One of the men that I’ve trained with in the Army, a translator (09-L) and citizen of Afghanistan who has fought against the Taliban– he sportsgunshot scars to prove it– stated that the members of the ISI are extreme religious zealots.  Indeed, while reading further on the ISI, I discovered that part of their training is religious in nature.

In July of this year, a car-bomb detonated outside the Indian embassy in Kabul, Afghanistan, killing 58 people, wounding 141. Even George Bush was forced to ask at this time, “Who controls ISI?”

In the chaos that is now Pakistan, it is difficult to identify the friends and the foes. In Musharraf we lost a friend, though many in the US are loath to admit it.
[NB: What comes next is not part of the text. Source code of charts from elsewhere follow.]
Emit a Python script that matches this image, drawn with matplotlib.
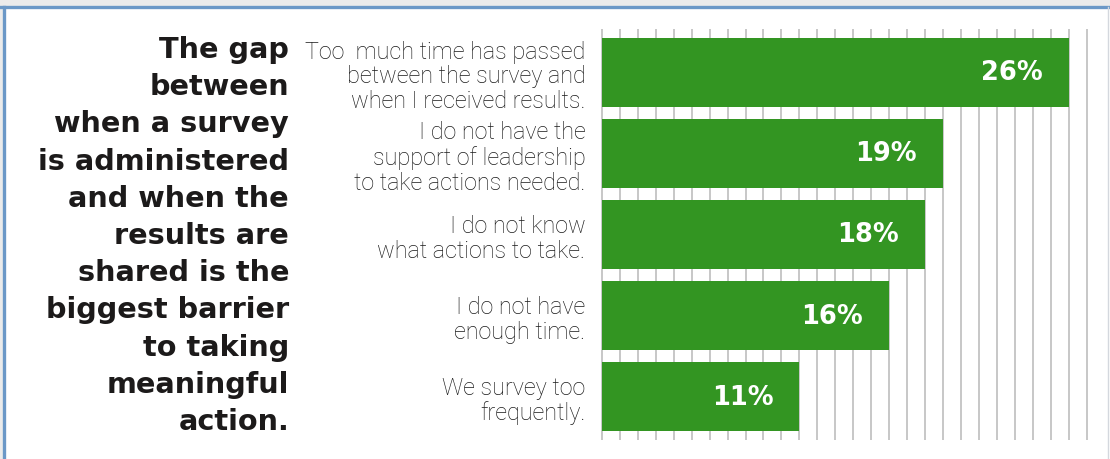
import matplotlib.pyplot as plt

categories = [
    "Too  much time has passed\nbetween the survey and\nwhen I received results.",
    "I do not have the\nsupport of leadership\nto take actions needed.",
    "I do not know\nwhat actions to take.",
    "I do not have\nenough time.",
    "We survey too\nfrequently.",
]
values = [26, 19, 18, 16, 11]
value_labels = ["26%", "19%", "18%", "16%", "11%"]
grid_ticks = list(range(28))
title = ("The gap\nbetween\nwhen a survey\nis administered\nand when the\nresults are\n"
         "shared is the\nbiggest barrier\nto taking\nmeaningful\naction.")

W, H = 1110, 460
fig = plt.figure(figsize=(W / 100, H / 100), dpi=100)
fig.patch.set_facecolor("white")

# frame: gray strip above, blue top/left line, thin gray right line
fig.add_artist(plt.Rectangle((0, 1 - 7 / H), 1, 7 / H, transform=fig.transFigure,
                             color="#ebebeb", zorder=0))
fig.add_artist(plt.Rectangle((0, 0), 2 / W, 1, transform=fig.transFigure,
                             color="#ebebeb", zorder=0))
fig.add_artist(plt.Line2D([0, 1], [1 - 8 / H, 1 - 8 / H], transform=fig.transFigure,
                          color="#6b98c7", lw=2.4, zorder=1))
fig.add_artist(plt.Line2D([4 / W, 4 / W], [0, 1 - 8 / H], transform=fig.transFigure,
                          color="#6b98c7", lw=2.4, zorder=1))
fig.add_artist(plt.Line2D([1108 / W, 1108 / W], [0, 1 - 8 / H], transform=fig.transFigure,
                          color="#d4d8de", lw=1, zorder=1))

ax = fig.add_axes([600.2 / W, 19 / H, 488.1 / W, 411 / H])
ax.set_facecolor("none")
pos = list(range(len(values)))
ax.barh(pos, values, height=0.85, color="#339522", zorder=3)
for p, v, t in zip(pos, values, value_labels):
    ax.text(v - 1.45, p, t, ha="right", va="center", color="white",
            fontsize=18.5, family="DejaVu Sans", fontweight="bold", zorder=4)

ax.set_xlim(-0.1, 27.1)
ax.set_ylim(4.537, -0.537)
ax.set_xticks(grid_ticks)
ax.set_xticklabels([])
ax.grid(axis="x", color="#b8b8b8", lw=1.1, zorder=0)
ax.set_yticks(pos)
ax.set_yticklabels(categories, family="Roboto", fontweight="light", fontsize=16.8,
                   color="#1a1a1a", linespacing=1.1, ha="right", multialignment="right")
ax.tick_params(length=0, axis="both", pad=10.7)
for s in ax.spines.values():
    s.set_visible(False)

fig.text(289 / W, 1 - 236 / H, title, ha="right", va="center", multialignment="right",
         family="DejaVu Sans", fontweight="bold", fontsize=20.7, color="#1c1a1a",
         linespacing=1.42)

fig.savefig("out.png", dpi=100)
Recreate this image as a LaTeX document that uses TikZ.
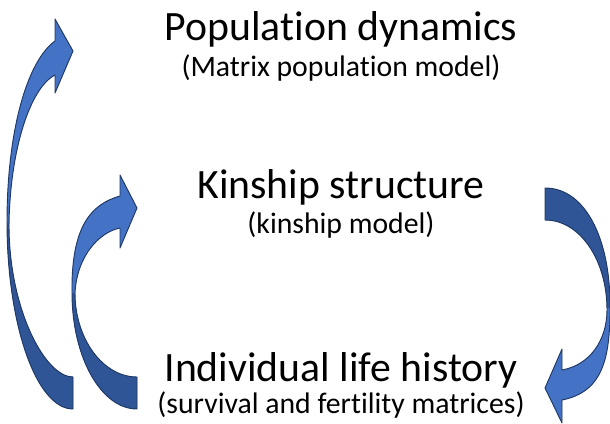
\documentclass[tikz,border=0pt]{standalone}
\usepackage{fontspec}
\setmainfont{Carlito}[Ligatures=NoCommon]
\definecolor{arrowlight}{HTML}{4472C4}
\definecolor{arrowdark}{HTML}{2F5597}
\definecolor{arrowline}{HTML}{1F3864}

% Outlines of the three curved block arrows (pixel-like units, y grows downward)
\def\leftouterarrow{(73,409) .. controls (36.5,409) and (7,325) .. (7,222)
  .. controls (7,132) and (26.6,61.6) .. (55,41)
  -- (55,19) -- (73,51) -- (55,93) -- (55,75)
  .. controls (30,88) and (10,150) .. (9,225)
  .. controls (9,309) and (45,377) .. (73,377) -- cycle}
\def\leftinnerarrow{(137,409) .. controls (101,409) and (72,357) .. (72,293)
  .. controls (71,225) and (92,204) .. (120,196)
  -- (120,175) -- (137,208) -- (120,248) -- (120,228)
  .. controls (100,232) and (77,255) .. (75,293)
  .. controls (75,339) and (103,377) .. (137,377) -- cycle}
\def\rightarrowshape{(545,188) .. controls (585,188) and (610,238) .. (610,305)
  .. controls (610.5,360) and (602,392) .. (562,400)
  -- (562,423) -- (545,388) -- (562,349) -- (562,370)
  .. controls (590,365) and (607,340) .. (607,310)
  .. controls (607,260) and (580,220) .. (545,220) -- cycle}

\begin{document}
\begin{tikzpicture}[x=0.75pt,y=-0.75pt,
  title/.style={anchor=base, inner sep=0pt, font=\fontsize{31.3}{37}\selectfont},
  subtitle/.style={anchor=base, inner sep=0pt, font=\fontsize{22.3}{27}\selectfont},
  arrowoutline/.style={draw=arrowline, line width=0.7pt, line join=round}]
\useasboundingbox (0,0) rectangle (610,424);

% outer left arrow: life history -> population dynamics
\fill[arrowlight] \leftouterarrow;
\begin{scope}
  \clip (0,223) rectangle (140,424);
  \fill[arrowdark] \leftouterarrow;
\end{scope}
\draw[arrowoutline] \leftouterarrow;

% inner left arrow: life history -> kinship structure
\fill[arrowlight] \leftinnerarrow;
\begin{scope}
  \clip (60,293) rectangle (140,424);
  \fill[arrowdark] \leftinnerarrow;
\end{scope}
\draw[arrowoutline] \leftinnerarrow;

% right arrow: kinship structure -> life history
\fill[arrowlight] \rightarrowshape;
\begin{scope}
  \clip (530,170) rectangle (615,307);
  \fill[arrowdark] \rightarrowshape;
\end{scope}
\draw[arrowoutline] \rightarrowshape;

% labels
\node[title] (pop) at (341,41) {Population dynamics};
\node[subtitle] (popsub) at (341,76.5) {(Matrix population model)};
\node[title] (kin) at (341,198) {Kinship structure};
\node[subtitle] (kinsub) at (341,233) {(kinship model)};
\node[title] (life) at (341,381) {Individual life history};
\node[subtitle] (lifesub) at (341,413.5) {(survival and fertility matrices)};
\end{tikzpicture}
\end{document}
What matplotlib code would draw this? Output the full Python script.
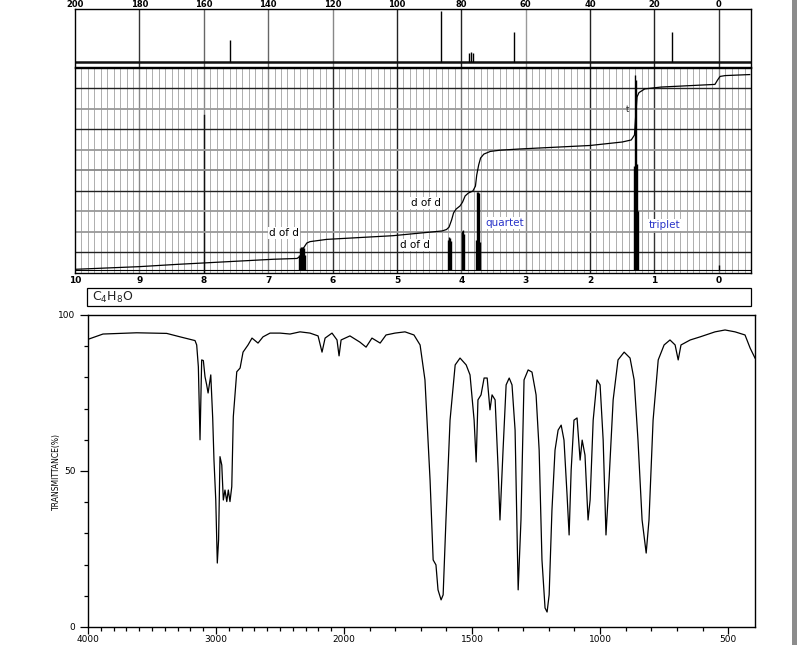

We hate the idea of someone in uniform running a country and his suspension of Pakistan’s constitution assaulted our very core. But Musharraf was forced to take tough measures as his country boiled over with extremists. In the wake of Prime Minister Benazir Bhutto’s assassination, he resigned. Though al-Qaeda claimed responsibility for the assassination, the ISI’s involvement must be questioned. And now, with the coordinated attacks in Mumbai, India, Pakistan may be teetering on the brink of full-scale war with India. Those attacks too, are being blamed on terrorists located in the Kashmir region.

We must stand with India, whose population is comprised of the thrid highest Muslim count in the world, behind only Indonesia and Pakistan. As Ralph Peters pointed out in a recent article, India enrages Islamic exremists, not only for the past, but for India’s future– a future built with Western ideals–and without Sharia.